EDLs and Hondas seem to go together like Peanut Butter and Jelly, yea they are heavy, BUT they don't run anywhere near 28" tall and they aren't 10" wide either, every set I've come into contact with has been like 26-26.5" tall and 8" wide at the most. I do think that they are pushing the limits of a stock 350, but put a Pipe, jet it properly, and throw a clutch kit in it and it'll do pretty darn good with them imo.
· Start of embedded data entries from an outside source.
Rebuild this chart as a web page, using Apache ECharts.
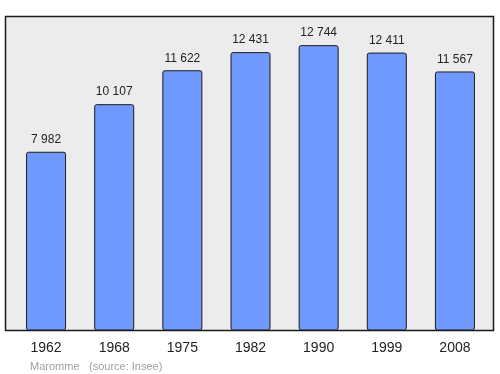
<!DOCTYPE html>
<html><head><meta charset="utf-8">
<script src="https://cdn.jsdelivr.net/npm/echarts@6/dist/echarts.min.js"></script>
<style>html,body{margin:0;padding:0;background:#fff}#c{width:500px;height:374px}</style>
</head><body><div id="c"></div>
<script>
const years = ['1962','1968','1975','1982','1990','1999','2008'];
const population = [7982, 10107, 11622, 12431, 12744, 12411, 11567];
const town = 'Maromme';
const source = '(source: Insee)';

const fmt = v => String(v).replace(/\B(?=(\d{3})+(?!\d))/g, '\u00a0');
const chart = echarts.init(document.getElementById('c'), null, {renderer:'canvas'});
chart.setOption({
  animation: false,
  textStyle: {fontFamily: 'Liberation Sans, Arial, sans-serif'},
  graphic: [
    {type:'rect', z:-10, zlevel:0, silent:true, shape:{x:5.5, y:16.5, width:488, height:314}, style:{fill:'#ececec', stroke:'#1a1a1a', lineWidth:1.5}},
    {type:'text', left:30, top:361, style:{text: town, fill:'#a0a0a0', font:'11px Liberation Sans, Arial, sans-serif'}},
    {type:'text', left:89, top:361, style:{text: source, fill:'#a0a0a0', font:'11px Liberation Sans, Arial, sans-serif'}}
  ],
  grid: {left:12, right:11, top:17, bottom:43.5},
  xAxis: {type:'category', data: years, axisLine:{show:false}, axisTick:{show:false},
    axisLabel:{color:'#222', fontSize:14, margin:11, fontFamily:'Liberation Sans, Arial, sans-serif'}},
  yAxis: {type:'value', min:0, max:14000, show:false, splitLine:{show:false}},
  series: [{type:'bar', data: population, barWidth:40,
    itemStyle:{color:'#7099ff', borderColor:'#1a1a1a', borderWidth:1, borderRadius:2},
    label:{show:true, position:'top', distance:6, color:'#222', fontSize:12, formatter: p => fmt(p.value)}
  }]
});
</script></body></html>
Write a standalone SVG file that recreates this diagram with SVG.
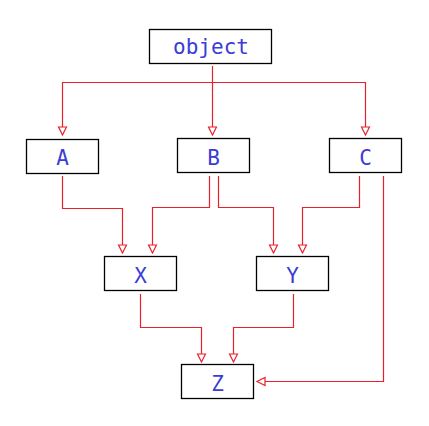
<svg xmlns="http://www.w3.org/2000/svg" width="429" height="426" viewBox="0 0 429 426">
<style>
.box{fill:#fff;stroke:#000;stroke-width:1.3}
.lbl{font-family:"DejaVu Sans Mono","Liberation Mono",monospace;font-size:21px;fill:#3b3bd6;text-anchor:middle}
.edge{fill:none;stroke:#e8202a;stroke-width:1.2}
</style>
<defs>
<marker id="arr" markerUnits="userSpaceOnUse" markerWidth="12" markerHeight="12" refX="9" refY="5" orient="auto" viewBox="0 0 12 10">
<path d="M1,1 L9,5 L1,9 Z" fill="#fff" stroke="#e8202a" stroke-width="1.2"/>
</marker>
</defs>
<rect width="429" height="426" fill="#fff"/>
<g id="connectors">
<path class="edge" d="M212.5,66 V135" marker-end="url(#arr)"/>
<path class="edge" d="M212.5,82.5 H62.5 V135" marker-end="url(#arr)"/>
<path class="edge" d="M212.5,82.5 H365.5 V135" marker-end="url(#arr)"/>
<path class="edge" d="M62.5,176 V208.5 H122.5 V253" marker-end="url(#arr)"/>
<path class="edge" d="M209.5,176 V207.5 H152.5 V253" marker-end="url(#arr)"/>
<path class="edge" d="M218.5,176 V207.5 H273.5 V253" marker-end="url(#arr)"/>
<path class="edge" d="M359.5,176 V207.5 H302.5 V253" marker-end="url(#arr)"/>
<path class="edge" d="M383.5,176 V381.5 H257" marker-end="url(#arr)"/>
<path class="edge" d="M140.5,294 V327.5 H201.5 V362" marker-end="url(#arr)"/>
<path class="edge" d="M293.5,294 V327.5 H233.5 V362" marker-end="url(#arr)"/>
</g>
<g id="node-object"><rect class="box" x="149.5" y="29.5" width="122" height="34"/><text class="lbl" x="211" y="53.5">object</text></g>
<g id="node-A"><rect class="box" x="26.5" y="139.5" width="72" height="34"/><text class="lbl" x="62.5" y="164.5">A</text></g>
<g id="node-B"><rect class="box" x="177.5" y="138.5" width="72" height="34"/><text class="lbl" x="213.5" y="164.5">B</text></g>
<g id="node-C"><rect class="box" x="329.5" y="138.5" width="72" height="34"/><text class="lbl" x="365.5" y="164.5">C</text></g>
<g id="node-X"><rect class="box" x="104.5" y="256.5" width="72" height="34"/><text class="lbl" x="140.5" y="282.5">X</text></g>
<g id="node-Y"><rect class="box" x="256.5" y="256.5" width="72" height="34"/><text class="lbl" x="292.5" y="282.5">Y</text></g>
<g id="node-Z"><rect class="box" x="181.5" y="364.5" width="72" height="34"/><text class="lbl" x="217.5" y="390.5">Z</text></g>
</svg>
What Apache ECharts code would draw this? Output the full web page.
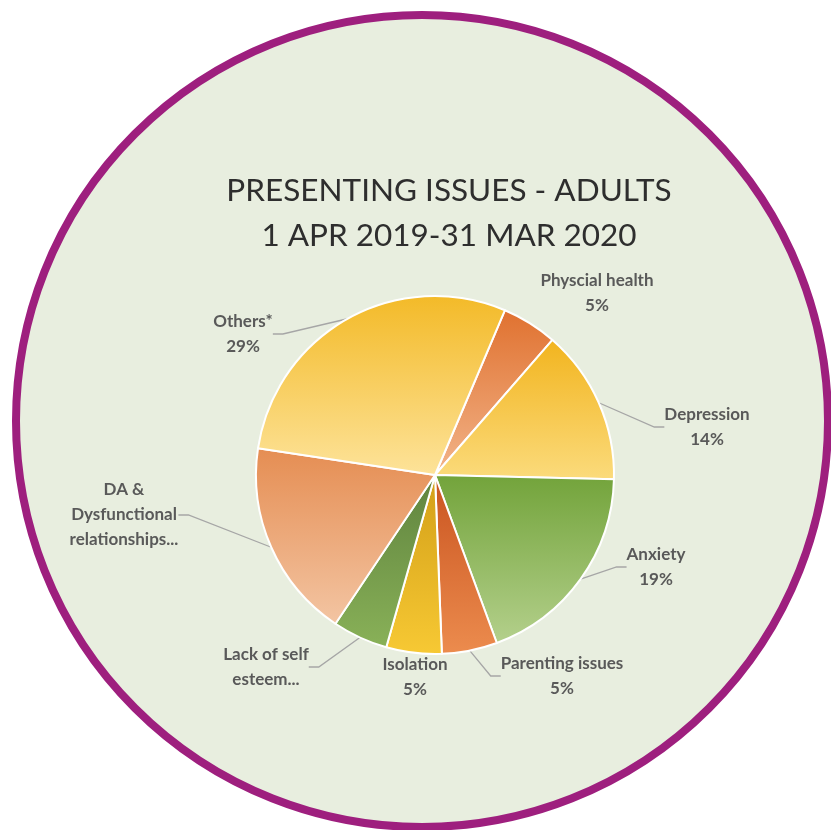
<!DOCTYPE html>
<html>
<head>
<meta charset="utf-8">
<style>
  html, body { margin: 0; padding: 0; background: #ffffff; }
  #chart { width: 831px; height: 830px; }
</style>
</head>
<body>
<div id="chart"></div>
<script src="https://cdn.jsdelivr.net/npm/echarts@6/dist/echarts.min.js"></script>
<script>
  // issues in clockwise order, starting from the top right
  const issues = ['Physcial health', 'Depression', 'Anxiety', 'Parenting issues',
    'Isolation', 'Lack of self\nesteem...', 'DA &\nDysfunctional\nrelationships...', 'Others*'];
  const shares = [5, 14, 19, 5, 5, 5, 18, 29];
  // labels that were cut short in the original show no percentage
  const showPct = [true, true, true, true, true, false, false, true];
  const hasLine = [false, true, true, true, false, true, true, true];

  // gradient top / bottom per slice
  const topColors = ['#e0712f', '#f2b41e', '#72a33a', '#c9531f', '#d29e17', '#5f833e', '#e58d52', '#f3ba28'];
  const bottomColors = ['#f2b48a', '#fbdb7c', '#b4d08c', '#ec8c4e', '#f7c934', '#89b158', '#f3c5a3', '#fde39a'];

  // where the labels sit (centre of the text block)
  const labelPos = [[597, 293], [707, 427], [656, 567], [562, 676], [415, 677], [266, 667], [124, 515], [243, 334]];

  const chart = echarts.init(document.getElementById('chart'));

  const data = issues.map((name, i) => ({
    name: name,
    value: shares[i],
    itemStyle: {
      color: new echarts.graphic.LinearGradient(0, 0, 0, 1, [
        { offset: 0, color: topColors[i] },
        { offset: 1, color: bottomColors[i] }
      ])
    },
    labelLine: { show: hasLine[i] }
  }));

  chart.setOption({
    animation: false,
    graphic: [{
      type: 'circle',
      z: -10,
      shape: { cx: 422, cy: 421, r: 406 },
      style: { fill: '#e8eedf', stroke: '#9e1f7e', lineWidth: 8 }
    }],
    title: {
      text: 'PRESENTING ISSUES - ADULTS\n1 APR 2019-31 MAR 2020',
      left: 444,
      top: 163,
      textAlign: 'center',
      textStyle: {
        fontFamily: 'Lato',
        fontWeight: 'normal',
        fontSize: 31.5,
        lineHeight: 45,
        color: '#2e2e2e'
      }
    },
    series: [{
      type: 'pie',
      center: [435, 475],
      radius: 179,
      startAngle: 67,
      clockwise: true,
      data: data,
      itemStyle: { borderColor: '#ffffff', borderWidth: 2 },
      label: {
        show: true,
        position: 'outside',
        fontFamily: 'Lato',
        fontWeight: 'bold',
        fontSize: 17,
        lineHeight: 25,
        color: '#595959',
        align: 'center',
        formatter: p => showPct[p.dataIndex] ? p.name + '\n' + p.percent.toFixed(0) + '%' : p.name
      },
      labelLine: {
        show: true,
        length: 20,
        length2: 10,
        smooth: false,
        lineStyle: { color: '#a6a6a6', width: 1.3 }
      },
      labelLayout: params => ({
        x: labelPos[params.dataIndex][0],
        y: labelPos[params.dataIndex][1],
        align: 'center',
        verticalAlign: 'middle'
      })
    }]
  });
</script>
</body>
</html>
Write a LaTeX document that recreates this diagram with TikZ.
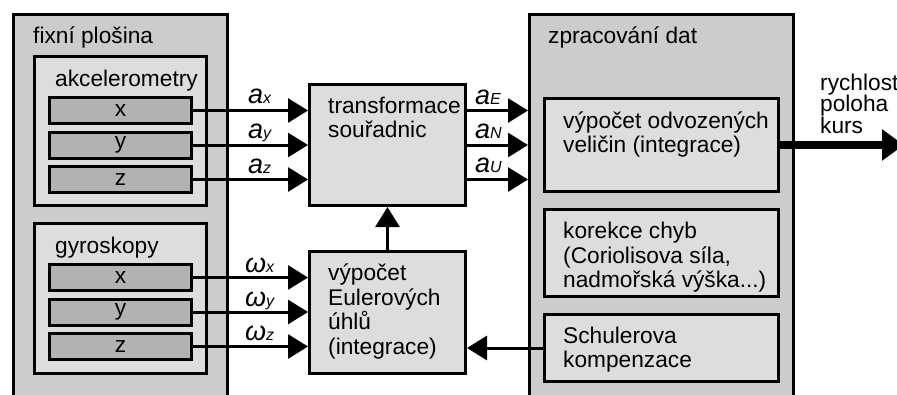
\documentclass[tikz,border=0pt]{standalone}
\usepackage{fontspec}
\setmainfont{Liberation Sans}
\usetikzlibrary{arrows.meta}
\definecolor{outergray}{RGB}{204,204,204}
\definecolor{innergray}{RGB}{221,221,221}
\definecolor{bargray}{RGB}{178,178,178}
\newcommand{\veli}[2]{\textit{#1{\fontsize{16}{16}\selectfont #2}}}

\begin{document}
\begin{tikzpicture}[x=1pt,y=-1pt]
      \tikzstyle{every node}=[inner sep=0pt,font=\fontsize{22.7}{24.5}\selectfont]
      \tikzstyle{box}=[draw,line width=3pt,fill=innergray,anchor=north west]
      \tikzstyle{bar}=[box,fill=bargray,minimum width=142pt,minimum height=26pt]
      \tikzstyle{txt}=[anchor=base west,align=left]
      \tikzstyle{lbl}=[anchor=base west,font=\fontsize{27}{27}\selectfont]
      \tikzstyle{arr}=[line width=3pt,-{Triangle[length=20pt,width=24pt]}]

      \useasboundingbox (0,0) rectangle (897,394);
      \clip (0,0) rectangle (897,394);

      \node[box,fill=outergray,minimum width=214pt,minimum height=420pt] (plosina) at (12,13) {};
      \node[box,minimum width=172pt,minimum height=149pt] (akcel) at (33,55) {};
      \node[box,minimum width=172pt,minimum height=150pt] (gyro) at (33,222) {};

      \node[bar] (ax) at (48,96) {x};
      \node[bar] (ay) at (48,130.5) {y};
      \node[bar] (az) at (48,165) {z};
      \node[bar] (gx) at (48,263) {x};
      \node[bar] (gy) at (48,297.5) {y};
      \node[bar] (gz) at (48,332) {z};

      \node[box,minimum width=156pt,minimum height=121pt] (trans) at (308,83) {};
      \node[box,minimum width=156pt,minimum height=122pt] (euler) at (308,250) {};

      \node[box,fill=outergray,minimum width=264pt,minimum height=420pt] (zprac) at (528,13) {};
      \node[box,minimum width=234pt,minimum height=93pt] (vypocet) at (543,97) {};
      \node[box,minimum width=234pt,minimum height=87pt] (korekce) at (543,208) {};
      \node[box,minimum width=234pt,minimum height=67pt] (schuler) at (543,313) {};

      % multi-line texts sit on the baseline of their last line
      \node[txt] (tplosina) at (33,43) {fixní plošina};
      \node[txt] (takcel) at (55,86) {akcelerometry};
      \node[txt] (tgyro) at (55,253) {gyroskopy};
      \node[txt] (ttrans) at (328,137.5) {transformace\\souřadnic};
      \node[txt] (teuler) at (328,354) {výpočet\\Eulerových\\úhlů\\(integrace)};
      \node[txt] (tzprac) at (548,43) {zpracování dat};
      \node[txt] (tvypocet) at (563,152.5) {výpočet odvozených\\veličin (integrace)};
      \node[txt] (tkorekce) at (563,287.5) {korekce chyb\\(Coriolisova síla,\\nadmořská výška...)};
      \node[txt] (tschuler) at (563,367.5) {Schulerova\\kompenzace};
      \node[txt,font=\fontsize{22.7}{21.5}\selectfont] (tvystup) at (820,133) {rychlost\\poloha\\kurs};

      \node[lbl] (lax) at (248,103) {\veli{a}{x}};
      \node[lbl] (lay) at (248,138) {\veli{a}{y}};
      \node[lbl] (laz) at (248,173) {\veli{a}{z}};
      \node[lbl] (lae) at (475,104) {\veli{a}{E}};
      \node[lbl] (lan) at (475,138) {\veli{a}{N}};
      \node[lbl] (lau) at (475,172) {\veli{a}{U}};
      \node[lbl] (lgx) at (245,272) {\veli{ω}{x}};
      \node[lbl] (lgy) at (245,306) {\veli{ω}{y}};
      \node[lbl] (lgz) at (245,340) {\veli{ω}{z}};

      \draw[arr] (ax) -- (ax -| trans.west);
      \draw[arr] (ay) -- (ay -| trans.west);
      \draw[arr] (az) -- (az -| trans.west);

      \draw[arr] (trans.east |- ax) -- (zprac.west |- ax);
      \draw[arr] (trans.east |- ay) -- (zprac.west |- ay);
      \draw[arr] (trans.east |- az) -- (zprac.west |- az);

      \draw[arr] (gx) -- (gx -| euler.west);
      \draw[arr] (gy) -- (gy -| euler.west);
      \draw[arr] (gz) -- (gz -| euler.west);

      \draw[arr] (euler) -- (trans);
      \draw[arr] (schuler) -- (schuler -| euler.east);

      \coordinate (vystup) at (904,145);
      \draw[line width=8pt,-{Triangle[length=22pt,width=30pt]}] (vypocet) -- (vystup);
    \end{tikzpicture}
\end{document}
I personally wouldn't reccomend EDLs if you ride in a lot of bottomless mud though, but if your mud has a reachable bottom and or lots of defined ruts they will do pretty good, expecially if you were to put a set of axle paddles on it.





byrd said:


> it helps sra bikes get through deep ruts http://t1.gstatic.com/images?q=tbn:...yvSpFs&t=1&usg=__ipw526S3aqX_SaWH3NMZ8o0Xzgg=


That bike and truck bed look familiar for some reason.:thinking::lol:


----------



## 321seavee

ALRIGHT THANKS MAN


----------



## 321seavee

whats a good topend rebuild kit for this rancher ?


----------



## mudnutsatv

get edls i did and i only got the hmf and jet kit and still got plenty plenty of power


----------



## mudnutsatv

got some pics


----------



## 2010Bruterider

Man those EDLs look great on that bike. How do they ride?


----------



## mudnutsatv

on the road not that great but amazing in the mud


----------



## HondaGuy

They do look really good on that 350, they "fit" the bike perfectly.


----------



## mudnutsatv

thanks


----------



## hondarider3

man i wouldnt go with big outlaws or mudzillas or silverbacks, because i just messed up the clutches in mine wit only 27 mudzillas


----------



## mudnutsatv

i know im keepin these for a while


----------